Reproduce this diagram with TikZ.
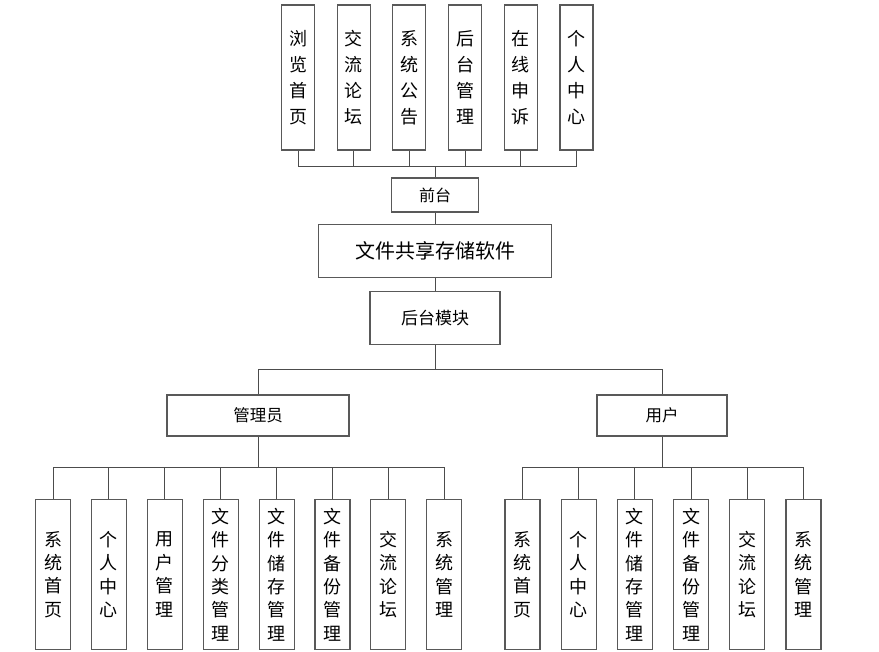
\documentclass[tikz,border=0pt]{standalone}
\usepackage{fontspec}
\setmainfont{Noto Sans CJK SC}
\usetikzlibrary{positioning}

\begin{document}
\begin{tikzpicture}[x=1pt, y=-1pt,
    box/.style={draw=black!65, line width=1.1pt, fill=white, inner sep=0pt, align=center},
    vbox/.style={box, minimum width=33pt, font=\fontsize{18}{23.4}\selectfont},
    link/.style={draw=black!70, line width=1pt}]
          \useasboundingbox (0,0) rectangle (879,652);

          % front modules
          \foreach \t [count=\i from 1] in {浏\\览\\首\\页, 交\\流\\论\\坛, 系\\统\\公\\告, 后\\台\\管\\理, 在\\线\\申\\诉, 个\\人\\中\\心}{%
            \node[vbox, minimum height=145pt, font=\fontsize{18}{26}\selectfont] (t\i) at (298+55.7*\i-55.7, 77.5) {\t};
          }
          \node[box, minimum width=87pt, minimum height=34pt, font=\fontsize{16}{16}\selectfont] (qt) at (435, 195) {前台};
          \node[box, minimum width=233pt, minimum height=53pt, font=\fontsize{20}{20}\selectfont] (rj) at (435, 251) {文件共享存储软件};
          \node[box, minimum width=130pt, minimum height=53pt, font=\fontsize{17}{17}\selectfont] (ht) at (435, 318) {后台模块};
          \node[box, minimum width=182pt, minimum height=41pt, font=\fontsize{16.5}{16.5}\selectfont] (gly) at (258, 415.5) {管理员};
          \node[box, minimum width=130pt, minimum height=41pt, font=\fontsize{16.5}{16.5}\selectfont] (yh) at (662, 415.5) {用户};

          % back modules
          \foreach \t [count=\i from 1] in {系\\统\\首\\页, 个\\人\\中\\心, 用\\户\\管\\理, 文\\件\\分\\类\\管\\理, 文\\件\\储\\存\\管\\理, 文\\件\\备\\份\\管\\理, 交\\流\\论\\坛, 系\\统\\管\\理}{%
            \node[vbox, minimum width=35pt, minimum height=150pt] (a\i) at (53+55.9*\i-55.9, 574.5) {\t};
          }
          \foreach \t [count=\i from 1] in {系\\统\\首\\页, 个\\人\\中\\心, 文\\件\\储\\存\\管\\理, 文\\件\\备\\份\\管\\理, 交\\流\\论\\坛, 系\\统\\管\\理}{%
            \node[vbox, minimum width=35pt, minimum height=150pt] (u\i) at (522.5+56.2*\i-56.2, 574.5) {\t};
          }

          \coordinate (bus1) at (435, 167);
          \coordinate (bus2) at (435, 370);
          \coordinate (bus3) at (258, 468);
          \coordinate (bus4) at (662, 468);

          \foreach \i in {1,...,6} \draw[link] (t\i.south) |- (bus1);
          \draw[link] (bus1) -- (qt.north);
          \draw[link] (qt.south) -- (rj.north);
          \draw[link] (rj.south) -- (ht.north);
          \draw[link] (ht.south) -- (bus2);
          \draw[link] (gly.north) |- (bus2);
          \draw[link] (yh.north) |- (bus2);
          \draw[link] (gly.south) -- (bus3);
          \draw[link] (yh.south) -- (bus4);
          \foreach \i in {1,...,8} \draw[link] (a\i.north) |- (bus3);
          \foreach \i in {1,...,6} \draw[link] (u\i.north) |- (bus4);
        \end{tikzpicture}
\end{document}
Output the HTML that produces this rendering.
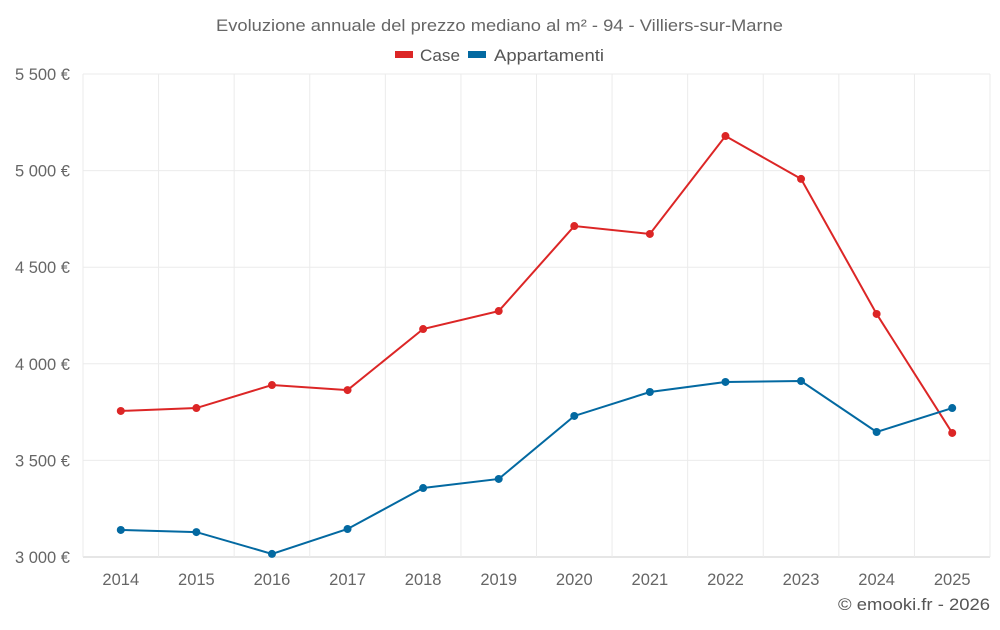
<!DOCTYPE html>
<html><head><meta charset="utf-8"><style>
body{margin:0;background:#fff;font-family:"Liberation Sans",sans-serif;}
svg text{font-family:"Liberation Sans",sans-serif;}
</style></head><body>
<svg id="chart" width="1000" height="625">
<text x="216" y="31" textLength="567" lengthAdjust="spacingAndGlyphs" font-size="16.5" fill="#666">Evoluzione annuale del prezzo mediano al m² - 94 - Villiers-sur-Marne</text>
<g>
<g><rect x="395" y="51" width="18" height="7" fill="#dc2626"/><text x="420" y="61" textLength="40" lengthAdjust="spacingAndGlyphs" font-size="16.5" fill="#555">Case</text></g>
<g><rect x="468" y="51" width="18" height="7" fill="#0369a1"/><text x="494" y="61" textLength="110" lengthAdjust="spacingAndGlyphs" font-size="16.5" fill="#555">Appartamenti</text></g>
</g>
<g id="grid"></g><g id="axes"></g><g id="series"></g>
<text x="838" y="610" textLength="152" lengthAdjust="spacingAndGlyphs" font-size="16.5" fill="#555">© emooki.fr - 2026</text>
</svg>
<script>
const years=["2014","2015","2016","2017","2018","2019","2020","2021","2022","2023","2024","2025"];
const caseValues=[3756,3771,3890,3864,4180,4273,4713,4672,5179,4957,4258,3642];
const appValues=[3140,3129,3016,3145,3357,3404,3730,3854,3906,3911,3647,3771];
const yTicks=[3000,3500,4000,4500,5000,5500];
const yTickLabels=["3 000 €","3 500 €","4 000 €","4 500 €","5 000 €","5 500 €"];
const L=83,R=990,T=74,B=557,yMin=3000,yMax=5500;
const band=(R-L)/years.length;
const xs=i=>L+band*(i+0.5);
const ys=v=>B-(v-yMin)/(yMax-yMin)*(B-T);
const NS="http://www.w3.org/2000/svg";
function mk(t,a,p){const e=document.createElementNS(NS,t);for(const k in a)e.setAttribute(k,a[k]);p.appendChild(e);return e;}
const grid=document.getElementById('grid'),axes=document.getElementById('axes'),ser=document.getElementById('series');
yTicks.forEach((v,i)=>{
 const l=mk('line',{x1:L,x2:R,y1:ys(v),y2:ys(v),stroke:i==0?'#ccc':'#ebebeb'},grid);
 
 
 const t=mk('text',{x:70,y:ys(v)+6,'text-anchor':'end','font-size':16.5,fill:'#666'},axes);
 t.textContent=yTickLabels[i];
 
 
});
for(let i=0;i<=years.length;i++){
 const l=mk('line',{x1:L+band*i,x2:L+band*i,y1:T,y2:B,stroke:'#ebebeb'},grid);
 
 
}
years.forEach((y,i)=>{
 const t=mk('text',{x:xs(i),y:585,'text-anchor':'middle','font-size':16.5,fill:'#666'},axes);
 t.textContent=y;
 
 
});
function draw(vals,color,name){
 const p=mk('polyline',{points:vals.map((v,i)=>xs(i)+','+ys(v)).join(' '),fill:'none',stroke:color,'stroke-width':2},ser);
 
 
 vals.forEach((v,i)=>{
  const c=mk('circle',{cx:xs(i),cy:ys(v),r:4,fill:color},ser);
  
  
 });
}
draw(caseValues,'#dc2626','case');
draw(appValues,'#0369a1','appartamenti');
</script>
</body></html>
________
Exercise aim - Reply with the number of lines in the preceding entries that contain "this", and no other words.

Correct answer - 2